I also really like the stickers (error sticker sheet drama aside) – the metallic stickers used for the Sapphire Star nameplate, and the 52 (a nod to this being the 52nd LEGO Ideas set) on the locomotive look really good, contrasting with the dark blue.

Speaking of more gifts to LEGO Train fans. These coupling rods are a brand new element and make for a much more attractive alternative to plain old Technic beams.

And here’s a look at The Sapphire Star’s cab, where we have more lovely pearl gold details used for the dials and levers.

And here’s a look at the underside of the Locomotive which gives you a better look at the leading wheels/pony truck.

Up next, let’s take a look at the Tender!

The tender is pretty basic, and has a latch that opens up. The use of a small wooden door is a cute little detail.

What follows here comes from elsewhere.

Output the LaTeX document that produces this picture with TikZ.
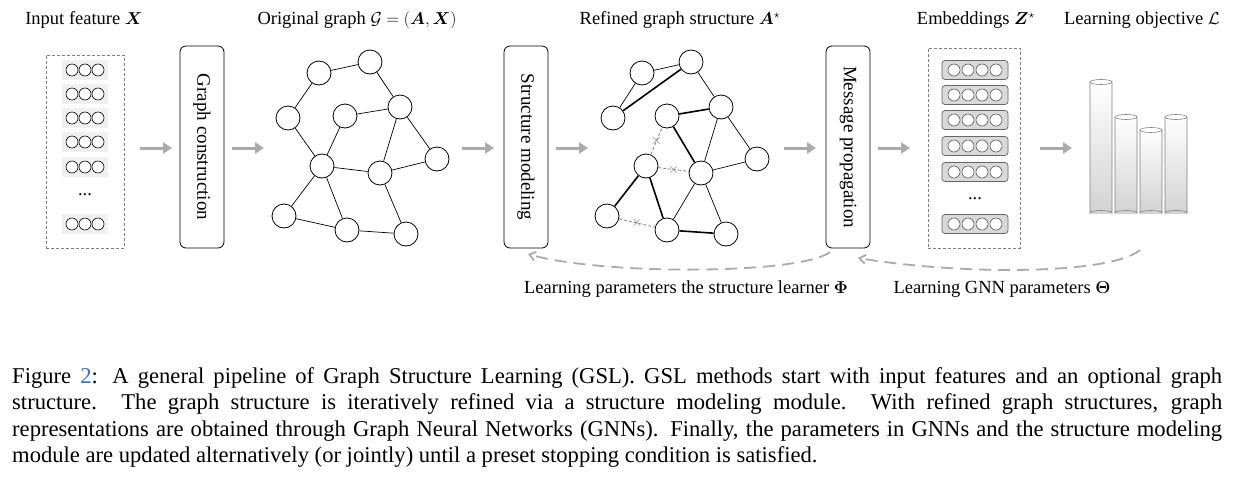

And in case you’re wondering, yes, it’s hollow and empty on the inside. As if it’s an invitation or a challenge to motorise it.

And here’s the underside of the Tender.

Oh, before we get to the carriages, here’s a look at an issue with the brick-built train tracks. Myself and other LEGO Fan Media who got this set for review found very noticeable lifting with the tracks.

The black tracks are purely for display, but these were very noticeable, and I’m not sure what’s the culprit here. Maybe they’re too thin? Either way, it’s very strange, and along with the issue with stickers, makes me wonder what LEGO’s QC department is doing. ‘

Let’s take a look at the Sleeping Car, which has the French word Voiture-Lits printed on bricks along the side.

All the exterior decorations are printed, which is a really nice touch, including the Orient Express logo, set number 21344 brick, and bricks denoting the Sleeping Car vs the Dining Car.

The tile with the names of the cities that The Orient Express passes through are also printed.

Which brings us to our next issue with the set, with numerous typos on the city names, which are meant to be spelt in the native language of the countries they’re in.

Munich is meant to be München, and the tile is missing the Umlaut. Bucaresti is meant to be spelt București, for the Romanian capital.

It’s even more embarrassing when promotional photos of the Orient Express La Dolce Vita has the correct spelling for Munich and Bucharest.

Extremely sloppy, and again, I cannot understand how things like this managed to pass through so many stages of approval, unless The Orient Express provided LEGO with incorrect reference images. But still, this should’ve been caught and fixed.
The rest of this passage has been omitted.